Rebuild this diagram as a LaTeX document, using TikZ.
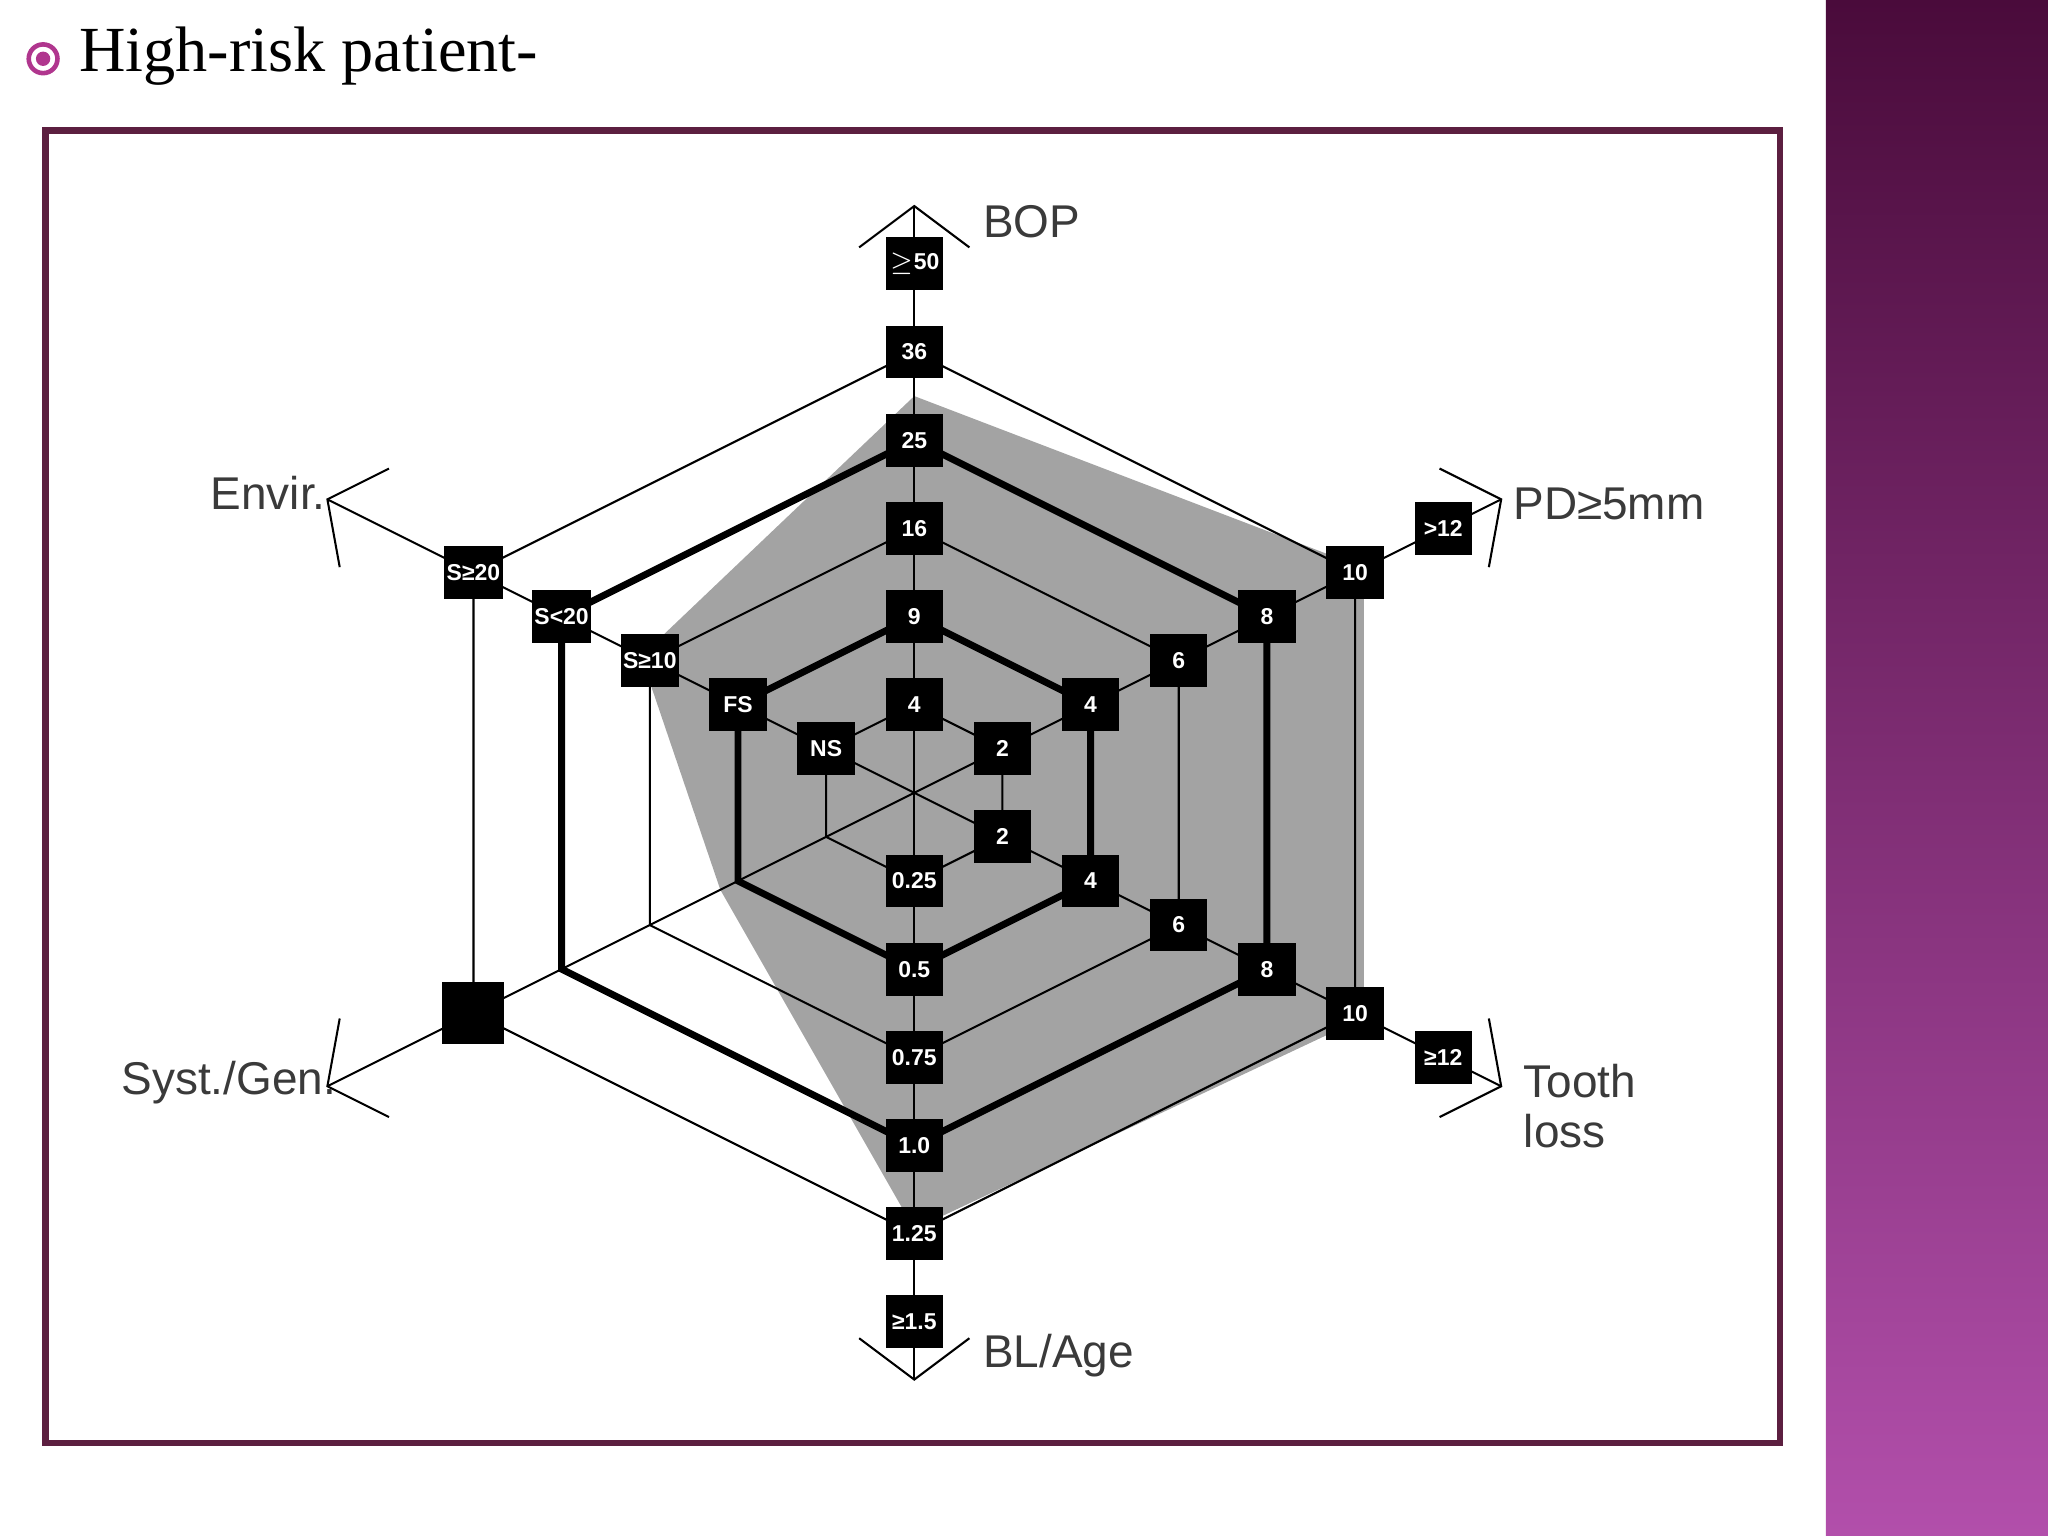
\documentclass[tikz,border=0pt]{standalone}
\usepackage{fontspec}
\setmainfont{Liberation Serif}
\setsansfont{Liberation Sans}
\usetikzlibrary{arrows.meta,calc}
\definecolor{framered}{HTML}{5C1F40}
\definecolor{bandtop}{HTML}{4A0B3B}
\definecolor{bandbot}{HTML}{B24FAB}
\definecolor{bullet}{HTML}{B0368E}
\definecolor{riskgray}{HTML}{A3A3A3}
\definecolor{labelgray}{HTML}{3A3A3A}
\tikzset{
  ring/.style={line width=0.45pt},
  ringbold/.style={line width=1.5pt},
  axis/.style={line width=0.45pt},
  axistip/.style={line width=0.45pt,-{Straight Barb[length=9pt,width=24pt]}},
  valbox/.style={fill=black,text=white,inner sep=0.5pt,minimum width=12.5pt,minimum height=11.5pt,
    font=\sffamily\bfseries\fontsize{5}{5}\selectfont},
  axlabel/.style={text=labelgray,font=\sffamily\fontsize{10}{11}\selectfont,inner sep=0}
}
\begin{document}
\begin{tikzpicture}[x=0.01cm,y=-0.01cm]
    \pgfmathsetmacro{\cx}{700}
    \pgfmathsetmacro{\cy}{607}
    \useasboundingbox (0,0) rectangle (1568,1176);
    % slide band and title
    \shade[top color=bandtop,bottom color=bandbot] (1398,0) rectangle (1568,1176);
    \draw[bullet,line width=1pt] (33,45) circle (11);
    \fill[bullet] (33,45) circle (5.5);
    \node[anchor=west,inner sep=0,font=\fontsize{14}{16}\selectfont] (title) at (60,43) {High-risk patient-};
    \draw[framered,line width=1.4pt] (35,100) rectangle (1363,1105);
    % axes directions: BOP, PD, tooth, BL, syst, envir
    \coordinate (c) at (\cx,\cy);
    \foreach \i/\dx/\dy in {1/0/-67.5,2/67.5/-33.75,3/67.5/33.75,4/0/67.5,5/-67.5/33.75,6/-67.5/-33.75}{
      \foreach \k in {1,...,6}
        \coordinate (p\i-\k) at (\cx+\k*\dx,\cy+\k*\dy);
      \coordinate (tip\i) at (\cx+6.67*\dx,\cy+6.67*\dy);
    }
    % patient profile
    \fill[riskgray] ($(c)!4.5/6!(p1-6)$) -- ($(c)!5.1/6!(p2-6)$) -- ($(c)!5.1/6!(p3-6)$)
      -- ($(c)!4.95/6!(p4-6)$) -- ($(c)!2.2/6!(p5-6)$) -- ($(c)!3.1/6!(p6-6)$) -- cycle;
    % hexagons
    \foreach \k/\st in {1/ring,2/ringbold,3/ring,4/ringbold,5/ring}
      \draw[\st] (p1-\k) -- (p2-\k) -- (p3-\k) -- (p4-\k) -- (p5-\k) -- (p6-\k) -- cycle;
    \foreach \i in {1,...,6}
      \draw[axistip] (c) -- (tip\i);
    % value boxes
    \foreach \k/\v in {1/4,2/9,3/16,4/25,5/36,6/$\geq$50}
      \node[valbox] (bop\k) at (p1-\k) {\v};
    \foreach \k/\v in {1/2,2/4,3/6,4/8,5/10,6/>12}
      \node[valbox] (pd\k) at (p2-\k) {\v};
    \foreach \k/\v in {1/2,2/4,3/6,4/8,5/10,6/≥12}
      \node[valbox] (tl\k) at (p3-\k) {\v};
    \foreach \k/\v in {1/0.25,2/0.5,3/0.75,4/1.0,5/1.25,6/≥1.5}
      \node[valbox] (bl\k) at (p4-\k) {\v};
    \foreach \k/\v in {1/NS,2/FS,3/S≥10,4/S<20,5/S≥20}
      \node[valbox] (env\k) at (p6-\k) {\v};
    \node[valbox,minimum size=13.5pt] (sys5) at (p5-5) {};
    % axis labels
    \node[axlabel,anchor=west] (lbop) at (752,170) {BOP};
    \node[axlabel,anchor=west] (lpd) at (1158,386) {PD≥5mm};
    \node[axlabel,anchor=west,align=left] (ltl) at (1166,847) {Tooth\\loss};
    \node[axlabel,anchor=west] (lbl) at (752,1038) {BL/Age};
    \node[axlabel,anchor=east] (lsys) at (258,829) {Syst./Gen.};
    \node[axlabel,anchor=east] (lenv) at (250,377) {Envir.};
\end{tikzpicture}
\end{document}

• **What you should do**: Transcribe the listing in full. Omit the pictures and keep every line exact.

• **Exercise output**:
Rebuild this diagram as a LaTeX document, using TikZ.
\documentclass[tikz,border=0pt]{standalone}
\usepackage{fontspec}
\setmainfont{Liberation Serif}
\setsansfont{Liberation Sans}
\usetikzlibrary{arrows.meta,calc}
\definecolor{framered}{HTML}{5C1F40}
\definecolor{bandtop}{HTML}{4A0B3B}
\definecolor{bandbot}{HTML}{B24FAB}
\definecolor{bullet}{HTML}{B0368E}
\definecolor{riskgray}{HTML}{A3A3A3}
\definecolor{labelgray}{HTML}{3A3A3A}
\tikzset{
  ring/.style={line width=0.45pt},
  ringbold/.style={line width=1.5pt},
  axis/.style={line width=0.45pt},
  axistip/.style={line width=0.45pt,-{Straight Barb[length=9pt,width=24pt]}},
  valbox/.style={fill=black,text=white,inner sep=0.5pt,minimum width=12.5pt,minimum height=11.5pt,
    font=\sffamily\bfseries\fontsize{5}{5}\selectfont},
  axlabel/.style={text=labelgray,font=\sffamily\fontsize{10}{11}\selectfont,inner sep=0}
}
\begin{document}
\begin{tikzpicture}[x=0.01cm,y=-0.01cm]
    \pgfmathsetmacro{\cx}{700}
    \pgfmathsetmacro{\cy}{607}
    \useasboundingbox (0,0) rectangle (1568,1176);
    % slide band and title
    \shade[top color=bandtop,bottom color=bandbot] (1398,0) rectangle (1568,1176);
    \draw[bullet,line width=1pt] (33,45) circle (11);
    \fill[bullet] (33,45) circle (5.5);
    \node[anchor=west,inner sep=0,font=\fontsize{14}{16}\selectfont] (title) at (60,43) {High-risk patient-};
    \draw[framered,line width=1.4pt] (35,100) rectangle (1363,1105);
    % axes directions: BOP, PD, tooth, BL, syst, envir
    \coordinate (c) at (\cx,\cy);
    \foreach \i/\dx/\dy in {1/0/-67.5,2/67.5/-33.75,3/67.5/33.75,4/0/67.5,5/-67.5/33.75,6/-67.5/-33.75}{
      \foreach \k in {1,...,6}
        \coordinate (p\i-\k) at (\cx+\k*\dx,\cy+\k*\dy);
      \coordinate (tip\i) at (\cx+6.67*\dx,\cy+6.67*\dy);
    }
    % patient profile
    \fill[riskgray] ($(c)!4.5/6!(p1-6)$) -- ($(c)!5.1/6!(p2-6)$) -- ($(c)!5.1/6!(p3-6)$)
      -- ($(c)!4.95/6!(p4-6)$) -- ($(c)!2.2/6!(p5-6)$) -- ($(c)!3.1/6!(p6-6)$) -- cycle;
    % hexagons
    \foreach \k/\st in {1/ring,2/ringbold,3/ring,4/ringbold,5/ring}
      \draw[\st] (p1-\k) -- (p2-\k) -- (p3-\k) -- (p4-\k) -- (p5-\k) -- (p6-\k) -- cycle;
    \foreach \i in {1,...,6}
      \draw[axistip] (c) -- (tip\i);
    % value boxes
    \foreach \k/\v in {1/4,2/9,3/16,4/25,5/36,6/$\geq$50}
      \node[valbox] (bop\k) at (p1-\k) {\v};
    \foreach \k/\v in {1/2,2/4,3/6,4/8,5/10,6/>12}
      \node[valbox] (pd\k) at (p2-\k) {\v};
    \foreach \k/\v in {1/2,2/4,3/6,4/8,5/10,6/≥12}
      \node[valbox] (tl\k) at (p3-\k) {\v};
    \foreach \k/\v in {1/0.25,2/0.5,3/0.75,4/1.0,5/1.25,6/≥1.5}
      \node[valbox] (bl\k) at (p4-\k) {\v};
    \foreach \k/\v in {1/NS,2/FS,3/S≥10,4/S<20,5/S≥20}
      \node[valbox] (env\k) at (p6-\k) {\v};
    \node[valbox,minimum size=13.5pt] (sys5) at (p5-5) {};
    % axis labels
    \node[axlabel,anchor=west] (lbop) at (752,170) {BOP};
    \node[axlabel,anchor=west] (lpd) at (1158,386) {PD≥5mm};
    \node[axlabel,anchor=west,align=left] (ltl) at (1166,847) {Tooth\\loss};
    \node[axlabel,anchor=west] (lbl) at (752,1038) {BL/Age};
    \node[axlabel,anchor=east] (lsys) at (258,829) {Syst./Gen.};
    \node[axlabel,anchor=east] (lenv) at (250,377) {Envir.};
\end{tikzpicture}
\end{document}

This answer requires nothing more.